Frequently Asked Questions
How long does apple fritter bread last on the counter?
When stored properly in an airtight container with a paper towel, old fashioned apple fritter bread will stay fresh and delicious at room temperature for up to 2 days.
Can I freeze apple fritter bread with the glaze on?
Yes, you absolutely can. The double-wrapping method is crucial to protect the glaze. It might look a little wet upon thawing, but it will still taste great, especially after a gentle reheat.
Why did my stored apple fritter bread get soggy?

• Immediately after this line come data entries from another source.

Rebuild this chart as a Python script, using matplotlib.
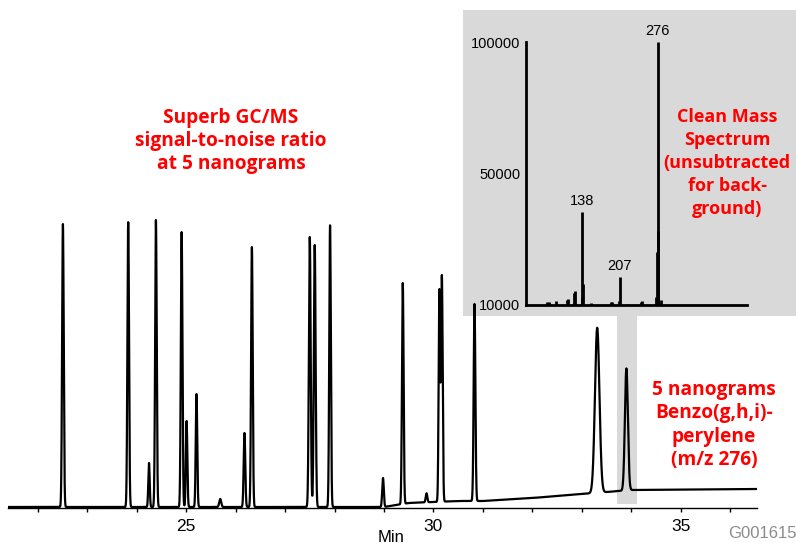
import numpy as np
import matplotlib.pyplot as plt
from matplotlib.patches import Rectangle

# ======================
# DATA
# ======================

# chromatogram peaks: retention time (min), height, width (sigma, min)
peak_rt = [22.51, 23.83, 24.25, 24.39, 24.91, 25.01, 25.21, 25.69, 26.18, 26.33,
           27.50, 27.60, 27.91, 28.98, 29.38, 29.86, 30.12, 30.17, 30.83, 33.31, 33.90]
peak_h = [283, 285, 44, 287, 275, 86, 113, 8, 74, 260,
          270, 262, 282, 29, 221, 9, 211, 226, 197, 165, 122]
peak_w = [0.016, 0.016, 0.014, 0.016, 0.016, 0.015, 0.015, 0.02, 0.016, 0.016,
          0.018, 0.018, 0.016, 0.016, 0.016, 0.016, 0.015, 0.016, 0.017, 0.045, 0.030]

# slowly rising baseline (time, level)
base_t = [21.40, 29.0, 29.5, 30.5, 31.0, 32.0, 33.0, 34.0, 36.54]
base_y = [1, 1, 5, 7, 7, 10, 14, 18, 19]

# mass spectrum of the highlighted peak (m/z, relative abundance)
ms_mz = [74, 77, 91, 110, 112, 124, 125, 137, 138, 139, 155, 191, 193,
         206, 207, 222, 245, 248, 274, 275, 276, 277, 283]
ms_int = [1.3, 1.0, 1.6, 2.0, 2.4, 4.5, 5.2, 3.0, 35.5, 8.0, 0.6, 1.0, 1.2,
          1.5, 10.5, 0.5, 1.2, 1.4, 3.0, 20.0, 100.0, 28.0, 2.0]
ms_labels = [138, 207, 276]
ms_yticks = [0, 50, 100]
ms_yticklabels = ['10000', '50000', '100000']

time_ticks = [25, 30, 35]

# ======================
# BUILD TRACE
# ======================

t = np.linspace(21.40, 36.54, 9000)
trace = np.interp(t, base_t, base_y).astype(float)
for rt, h, w in zip(peak_rt, peak_h, peak_w):
    trace += h * np.exp(-0.5 * ((t - rt) / w) ** 2)

# ======================
# PLOT
# ======================

W, H = 796, 543
fig = plt.figure(figsize=(W / 100, H / 100), dpi=100)

def fx(px):
    return px / W

def fy(py):
    return 1 - py / H

red = '#ff0000'
grey = '#d9d9d9'

# grey inset box and the band tying it to the peak
fig.patches.append(Rectangle((fx(462.7), fy(315.7)), fx(W - 462.7), (315.7 - 10) / H,
                             transform=fig.transFigure, facecolor=grey,
                             edgecolor='none', zorder=-2))
fig.patches.append(Rectangle((fx(617.3), fy(504)), fx(20), (504 - 315.7) / H,
                             transform=fig.transFigure, facecolor=grey,
                             edgecolor='none', zorder=-2))

# main chromatogram
ax = fig.add_axes([fx(8), fy(508), fx(749), 300 / H])
ax.set_facecolor('none')
ax.plot(t, trace, color='black', lw=1.6)
ax.set_xlim(21.40, 36.54)
ax.set_ylim(0, 300)
for s in ['top', 'right', 'left']:
    ax.spines[s].set_visible(False)
ax.spines['bottom'].set_linewidth(1.0)
ax.set_yticks([])
ax.set_xticks(time_ticks)
ax.set_xticks(np.arange(22, 37), minor=True)
ax.tick_params(axis='x', which='both', length=3, width=1, pad=5,
               labelsize=12.5)
for lab in ax.get_xticklabels():
    lab.set_family('Liberation Sans')

fig.text(fx(391), fy(537), 'Min', ha='center', va='center',
         fontsize=12, family='Liberation Sans')
fig.text(fx(762), fy(533), 'G001615', ha='center', va='center',
         fontsize=12, family='Liberation Sans', color='#8c8c8c')

# mass spectrum inset
ax2 = fig.add_axes([fx(525.7), fy(305), fx(221.6), 262.7 / H])
ax2.set_facecolor('none')
ax2.vlines(ms_mz, 0, ms_int, color='black', lw=2)
ax2.set_xlim(35, 440)
ax2.set_ylim(0, 100)
for s in ['top', 'right']:
    ax2.spines[s].set_visible(False)
ax2.spines['left'].set_linewidth(2)
ax2.spines['bottom'].set_linewidth(2)
ax2.set_xticks([])
ax2.set_yticks(ms_yticks)
ax2.set_yticklabels(ms_yticklabels, family='Liberation Sans', fontsize=10.5)
ax2.tick_params(axis='y', length=0, pad=4)
for m in ms_labels:
    v = ms_int[ms_mz.index(m)]
    ax2.text(m, v + 1.5, str(m), ha='center', va='bottom',
             fontsize=10.5, family='Liberation Sans')

# red annotations
bold = dict(color=red, fontweight='bold', family='Open Sans', fontsize=13.8,
            ha='center', va='center', linespacing=1.22)
fig.text(fx(231), fy(141), 'Superb GC/MS\nsignal-to-noise ratio\nat 5 nanograms', **bold)
fig.text(fx(714), fy(425), '5 nanograms\nBenzo(g,h,i)-\nperylene\n(m/z 276)', **bold)
bold.update(fontsize=13, linespacing=1.36)
fig.text(fx(727), fy(163), 'Clean Mass\nSpectrum\n(unsubtracted\nfor back-\nground)', **bold)

fig.savefig('out.png', dpi=100)
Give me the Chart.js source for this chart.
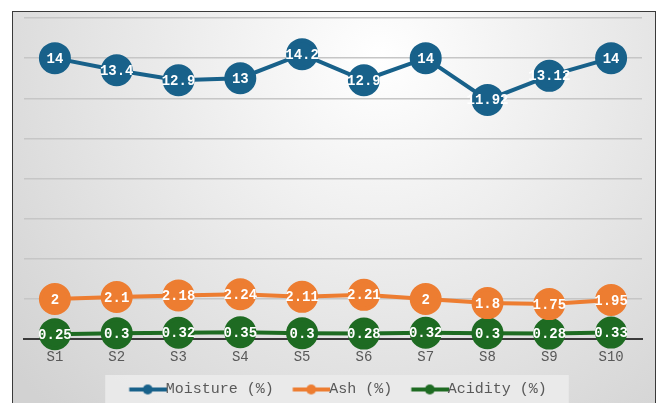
<!DOCTYPE html>
<html>
<head>
<meta charset="utf-8">
<script src="https://cdn.jsdelivr.net/npm/chart.js@4"></script>
<style>
  body { margin: 0; background: #fff; }
  #wrap { width: 660px; height: 403px; position: relative; }
</style>
</head>
<body>
<div id="wrap"><canvas id="graph"></canvas></div>
<script>
const samples = ['S1', 'S2', 'S3', 'S4', 'S5', 'S6', 'S7', 'S8', 'S9', 'S10'];
const moisture = [14, 13.4, 12.9, 13, 14.2, 12.9, 14, 11.92, 13.12, 14];
const ash = [2, 2.1, 2.18, 2.24, 2.11, 2.21, 2, 1.8, 1.75, 1.95];
const acidity = [0.25, 0.3, 0.32, 0.35, 0.3, 0.28, 0.32, 0.3, 0.28, 0.33];
const seriesNames = ['Moisture (%)', 'Ash (%)', 'Acidity (%)'];
const seriesColors = ['#18618A', '#ED7D31', '#1E6B22'];

const mono = 'Liberation Mono';

// legend marker: line with a dot in the middle, blank space on the left
function markerFor(color) {
    let c = document.createElement('canvas');
    c.width = 62;
    c.height = 12;
    let g = c.getContext('2d');
    g.strokeStyle = color;
    g.lineWidth = 4;
    g.beginPath();
    g.moveTo(24.5, 6);
    g.lineTo(62, 6);
    g.stroke();
    g.fillStyle = color;
    g.beginPath();
    g.arc(43, 6, 5, 0, Math.PI * 2);
    g.fill();
    return c;
}

const backdrop = {
    id: 'backdrop',
    afterLayout: (chart) => {
        chart.legend._nudged = false;
    },
    beforeDraw: (chart) => {
        // nudge legend down into its panel, once per layout
        if (!chart.legend._nudged) {
            chart.legend.top += 4;
            chart.legend._nudged = true;
        }
        const {ctx} = chart;
        ctx.save();
        ctx.fillStyle = '#ffffff';
        ctx.fillRect(0, 0, chart.width, chart.height);
        let grad = ctx.createRadialGradient(380, 60, 0, 380, 60, 480);
        grad.addColorStop(0, '#ffffff');
        grad.addColorStop(1, '#d2d2d2');
        ctx.fillStyle = grad;
        ctx.fillRect(12, 11, 643, 400);
        ctx.strokeStyle = '#3a3a3a';
        ctx.lineWidth = 1;
        ctx.strokeRect(12.5, 11.5, 643, 400);
        // legend panel
        let boxes = chart.legend.legendHitBoxes;
        if (boxes && boxes.length) {
            let left = boxes[0].left - 8;
            let last = boxes[boxes.length - 1];
            let right = last.left + last.width + 22;
            ctx.fillStyle = 'rgba(235,235,235,0.9)';
            ctx.fillRect(left, 375, right - left, 30);
        }
        ctx.restore();
    }
};

const valueLabels = {
    id: 'valueLabels',
    afterDatasetsDraw: (chart) => {
        const {ctx} = chart;
        ctx.save();
        ctx.font = 'bold 14px "' + mono + '"';
        ctx.fillStyle = '#ffffff';
        ctx.textAlign = 'center';
        ctx.textBaseline = 'middle';
        chart.data.datasets.forEach((ds, i) => {
            chart.getDatasetMeta(i).data.forEach((pt, j) => {
                ctx.fillText(String(ds.data[j]), pt.x, pt.y + 1);
            });
        });
        ctx.restore();
    }
};

function makeSet(name, values, color) {
    return {
        label: name,
        data: values,
        borderColor: color,
        backgroundColor: color,
        pointBackgroundColor: color,
        pointBorderColor: color,
        borderWidth: 4,
        pointRadius: 14,
        pointHoverRadius: 14,
        tension: 0,
        clip: false
    };
}

let chart = new Chart(document.getElementById('graph'), {
    type: 'line',
    data: {
        labels: samples,
        datasets: [
            makeSet(seriesNames[0], moisture, seriesColors[0]),
            makeSet(seriesNames[1], ash, seriesColors[1]),
            makeSet(seriesNames[2], acidity, seriesColors[2])
        ]
    },
    options: {
        responsive: true,
        maintainAspectRatio: false,
        animation: false,
        layout: { padding: { left: 10, right: 10, top: 17, bottom: 0 } },
        plugins: {
            tooltip: { enabled: false },
            legend: {
                position: 'bottom',
                labels: {
                    usePointStyle: true,
                    pointStyleWidth: 45,
                    padding: 3,
                    color: '#595959',
                    font: { family: mono, size: 15 },
                    generateLabels: (ch) => ch.data.datasets.map((ds, i) => ({
                        text: ds.label,
                        pointStyle: markerFor(seriesColors[i]),
                        fillStyle: seriesColors[i],
                        strokeStyle: seriesColors[i],
                        lineWidth: 0,
                        hidden: false,
                        datasetIndex: i,
                        fontColor: '#595959'
                    }))
                }
            }
        },
        scales: {
            x: {
                offset: true,
                grid: { display: false },
                border: { display: true, color: '#3a3a3a', width: 2 },
                ticks: { color: '#595959', font: { family: mono, size: 14 }, padding: 2 },
                afterFit: (scale) => { scale.height += 7; }
            },
            y: {
                min: 0,
                max: 16,
                ticks: { display: false, stepSize: 2 },
                border: { display: false },
                grid: { color: '#c6c6c6', lineWidth: 1.5, drawTicks: false },
                afterFit: (scale) => { scale.width = 14; }
            }
        }
    },
    plugins: [backdrop, valueLabels]
});
</script>
</body>
</html>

The most common cause is storing the bread while it was still warm, trapping steam inside the container. The other culprit is not using a paper towel to absorb excess moisture from the apples and glaze.
What’s the best way to reheat frozen apple fritter bread?
Thaw it at room temperature first, then place slices on a baking sheet in a 350°F (175°C) oven for 5-10 minutes. This crisps the exterior and warms the interior perfectly.